“W. Hayes.”

2nd. “1808.—William, son of Hugh and Margaret Drummond, was baptised by the Bishop of Moulins at Stilton, Hunts., May 30th, 1808. Sponsors, Edward Courier and Margaret Anderson, attested by Mr. Wm. Hayes.”

3rd. “1814.—Louis Stanilas Henry Paschal, son of John Andrew Delapoux and of Sarah Mason (his lawful wife) of Yaxley, Huntingdonshire, on May 3rd, was baptised May 14th, 1814, by the Rt. Rev. Stephen John Baptist Lewis de Galois de la Tour, residing at Stilton. Sponsor, Mr. Paschal Levisse of Oundle, Northamptonshire, which I, the undersigned, hereby certify from the original act.

“W. Hayes.”

In the first entry, 1807, the officiating priest is “the late Vicar General of the Diocese of Mans, and Canon of the Cathedral Church,” who was possibly attending to the prisoners until the Sponsor, the Rt. Rev. Stephen John Baptist Lewis de Galois de la Tours (the Bishop-designate of Moulins), took up the work. John Andrew Delapoux, the father of the child, was a clerk at Norman Cross—many of the officials had French names, and were probably naturalised British subjects, or children of naturalised Frenchmen and familiar with the French language. He had been married to Miss Mason, in Stilton Parish Church, on 2nd September 1802, and until the research undertaken for the purposes of this work revealed his identity, these were supposed to be entries of the baptisms of children of a French prisoner who had married an English wife. In the second, 1808, the Bishop of Moulins is entered as the officiating priest. In the 3rd the priest performing the ceremony is the Rt. Rev. Stephen John Baptist Lewis de Galois de la Tour. The priest in whose mission the Baptism took place and who made the entry, gave the Christian and family names of the Bishop-designate of Moulins, but not the episcopal title, as in the second entry. The prefix Right Reverend marks the ecclesiastical rank claimed by the Bishop; but a letter from Lord Mulgrave [180a] states that he was only Bishop-designate. He had never been consecrated, and he would therefore not be always recognised by his brethren as Évêque de Moulins.

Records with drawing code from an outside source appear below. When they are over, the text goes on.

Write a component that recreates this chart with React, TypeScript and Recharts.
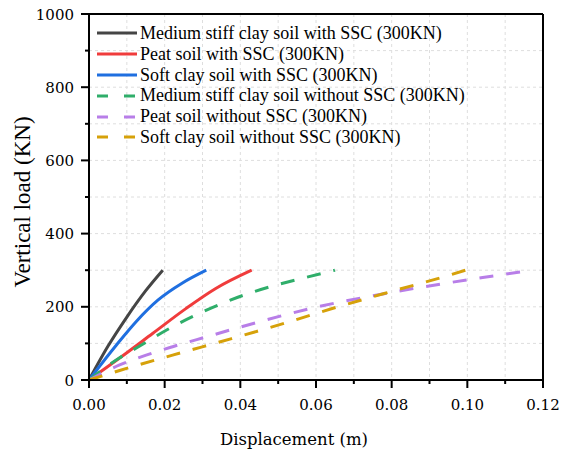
import React from 'react';
import {
  LineChart,
  Line,
  XAxis,
  YAxis,
  CartesianGrid,
  ReferenceLine,
  Legend
} from 'recharts';

// tick values
const xTicks = [0, 0.01, 0.02, 0.03, 0.04, 0.05, 0.06, 0.07, 0.08, 0.09, 0.1, 0.11, 0.12];
const yTicks = [0, 100, 200, 300, 400, 500, 600, 700, 800, 900, 1000];

// displacement (m) / vertical load (KN)
const medStiffWithDisp = [0, 0.005, 0.01, 0.015, 0.0195];
const medStiffWithLoad = [0, 92, 172, 244, 300];

const peatWithDisp = [0, 0.0081, 0.0168, 0.0256, 0.0335, 0.043];
const peatWithLoad = [0, 60, 127, 195, 250, 300];

const softWithDisp = [0, 0.0072, 0.0125, 0.0182, 0.0247, 0.031];
const softWithLoad = [0, 95, 160, 218, 265, 300];

const medStiffWithoutDisp = [0, 0.008, 0.0133, 0.0204, 0.0335, 0.0412, 0.0483, 0.0557, 0.065];
const medStiffWithoutLoad = [0, 60, 92, 136, 202, 233, 256, 276, 300];

const peatWithoutDisp = [0, 0.0081, 0.0151, 0.0221, 0.0311, 0.0443, 0.0584, 0.0803, 0.0953, 0.11, 0.1169];
const peatWithoutLoad = [0, 41, 68, 91, 118, 157, 195, 240, 266, 289, 300];

const softWithoutDisp = [0, 0.0081, 0.0221, 0.0377, 0.0513, 0.0645, 0.0803, 0.0948, 0.0995];
const softWithoutLoad = [0, 26, 68, 113, 154, 196, 243, 285, 300];

const toPoints = (xs: number[], ys: number[]) => xs.map((x, i) => ({ x, y: ys[i] }));

const series = [
  { name: 'Medium stiff clay soil with SSC (300KN)', color: '#454545', dashed: false, data: toPoints(medStiffWithDisp, medStiffWithLoad) },
  { name: 'Peat soil with SSC (300KN)', color: '#f03c3c', dashed: false, data: toPoints(peatWithDisp, peatWithLoad) },
  { name: 'Soft clay soil with SSC (300KN)', color: '#1f6fe0', dashed: false, data: toPoints(softWithDisp, softWithLoad) },
  { name: 'Medium stiff clay soil without SSC (300KN)', color: '#2fae6a', dashed: true, data: toPoints(medStiffWithoutDisp, medStiffWithoutLoad) },
  { name: 'Peat soil without SSC (300KN)', color: '#b87ee8', dashed: true, data: toPoints(peatWithoutDisp, peatWithoutLoad) },
  { name: 'Soft clay soil without SSC (300KN)', color: '#d6a10a', dashed: true, data: toPoints(softWithoutDisp, softWithoutLoad) }
];

const SERIF = 'Liberation Serif';
// horizontal svg text only picks up a serif face with DejaVu here
const SVG_SERIF = 'DejaVu Serif';

const XTick = ({ x, y, payload }: any) => {
  const major = Math.round(payload.value * 100) % 2 === 0;
  return (
    <g>
      <line x1={x} x2={x} y1={y} y2={y + (major ? 8 : 4)} stroke="#000" strokeWidth={2} />
      {major && (
        <text x={x} y={y + 30} textAnchor="middle" fontFamily={SVG_SERIF} fontSize={15} fill="#000">
          {payload.value.toFixed(2)}
        </text>
      )}
    </g>
  );
};

const YTick = ({ x, y, payload }: any) => {
  const major = payload.value % 200 === 0;
  return (
    <g>
      <line x1={x - (major ? 8 : 4)} x2={x} y1={y} y2={y} stroke="#000" strokeWidth={2} />
      {major && (
        <text x={x - 15} y={y + 5.5} textAnchor="end" fontFamily={SVG_SERIF} fontSize={15} fill="#000">
          {payload.value}
        </text>
      )}
    </g>
  );
};

const LegendBox = () => (
  <div style={{ fontFamily: SERIF, fontSize: 18, color: '#000', lineHeight: '20.8px' }}>
    {series.map(s => (
      <div key={s.name} style={{ display: 'flex', alignItems: 'center', height: 20.8, whiteSpace: 'nowrap' }}>
        <svg width={42} height={10} style={{ marginRight: 2 }}>
          <line
            x1={1}
            x2={41}
            y1={5}
            y2={5}
            stroke={s.color}
            strokeWidth={3}
            strokeDasharray={s.dashed ? '11 16' : undefined}
          />
        </svg>
        <span>{s.name}</span>
      </div>
    ))}
  </div>
);

export default function App() {
  return (
    <div style={{ width: 564, height: 454 }}>
      <style>{'body{margin:0}'}</style>
      <LineChart width={564} height={454} margin={{ top: 14, right: 21, left: 0, bottom: 0 }}>
        <CartesianGrid stroke="#dedede" strokeDasharray="3 3" />
        <XAxis
          type="number"
          dataKey="x"
          domain={[0, 0.12]}
          ticks={xTicks}
          interval={0}
          height={74}
          tickSize={0}
          tickMargin={0}
          tickLine={false}
          tick={<XTick />}
          axisLine={{ stroke: '#000', strokeWidth: 2 }}
          allowDuplicatedCategory={false}
          label={{
            content: () => (
              <text x={294} y={445} textAnchor="middle" fontFamily={SVG_SERIF} fontSize={16.5} fill="#000">
                Displacement (m)
              </text>
            )
          }}
        />
        <YAxis
          type="number"
          domain={[0, 1000]}
          ticks={yTicks}
          interval={0}
          width={89}
          tickSize={0}
          tickMargin={0}
          tickLine={false}
          tick={<YTick />}
          axisLine={{ stroke: '#000', strokeWidth: 2 }}
          label={{
            content: () => (
              <text
                x={30}
                y={202}
                transform="rotate(-90 30 202)"
                textAnchor="middle"
                fontFamily={SERIF}
                fontSize={23}
                fill="#000"
              >
                Vertical load (KN)
              </text>
            )
          }}
        />
        <ReferenceLine y={1000} stroke="#000" strokeWidth={2} />
        <ReferenceLine x={0.12} stroke="#000" strokeWidth={2} />
        <Legend
          layout="horizontal"
          verticalAlign="middle"
          align="center"
          content={<LegendBox />}
          wrapperStyle={{ top: 23, left: 96, width: 'auto' }}
        />
        {series.map(s => (
          <Line
            key={s.name}
            name={s.name}
            data={s.data}
            dataKey="y"
            type="monotone"
            stroke={s.color}
            strokeWidth={3}
            strokeDasharray={s.dashed ? '14 13' : undefined}
            dot={false}
            activeDot={false}
            isAnimationActive={false}
          />
        ))}
      </LineChart>
    </div>
  );
}
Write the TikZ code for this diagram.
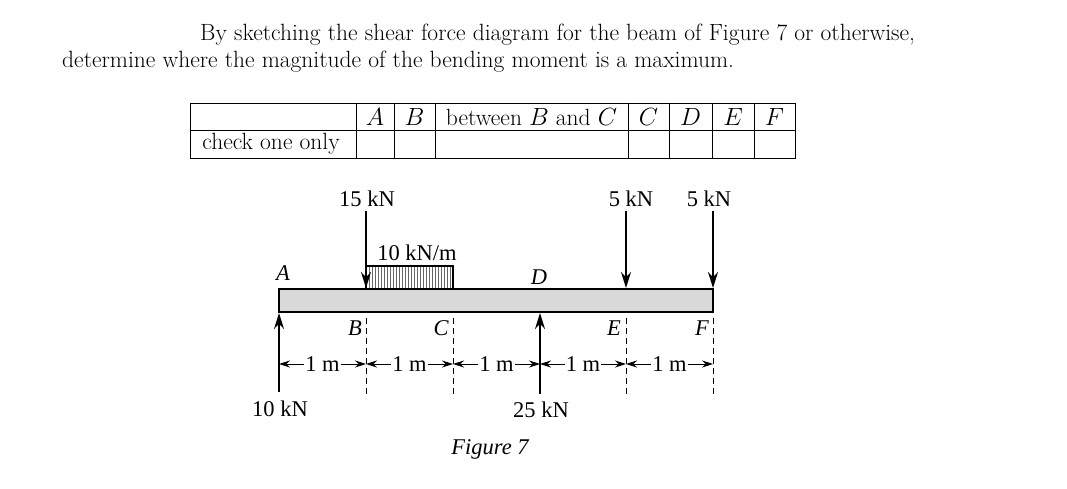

It is unfortunate that it is the duty of the humblest historian to push aside the glamour that tradition and the writers of romance weave around a man and to show him as he is, and the traditional story of the Bishop of Moulins is not the only illusion which has been dispelled in the course of our investigations.

The Bishop of Moulins has been, by traditions authoritatively reproduced in print, gradually elevated to the position of a saint who voluntarily relinquished his high office in France, and sacrificed its emoluments in order that he might minister to his fellow countrymen in captivity. In his little romance, [180b] the late Rev. Arthur Brown says, p. 44:

“And the Chaplain was none other than the Bishop of Moulins. He had voluntarily come to England out of pure compassion for his imprisoned countrymen, and with true missionary zeal was giving himself up to their spiritual welfare. He was a venerable-looking man, much respected by the prisoners generally. It was a noble act of self-sacrifice.”

In a romance it is quite legitimate to adopt a name for an imaginary character, and to endow the fictitious individual with virtues which the real owner of the name did not possess, but Mr. Brown emphatically declares this passage to be history, and not fiction, by a footnote, of which the first sentence is, “This is fact, not fiction.” The note continues:

“It would be interesting to know the history of this good man after the prisoners were discharged in 1814. One thing is certain, that he must ever have enjoyed a feast of memory to his dying day, in having been a shepherd and bishop of souls to these poor prisoners.”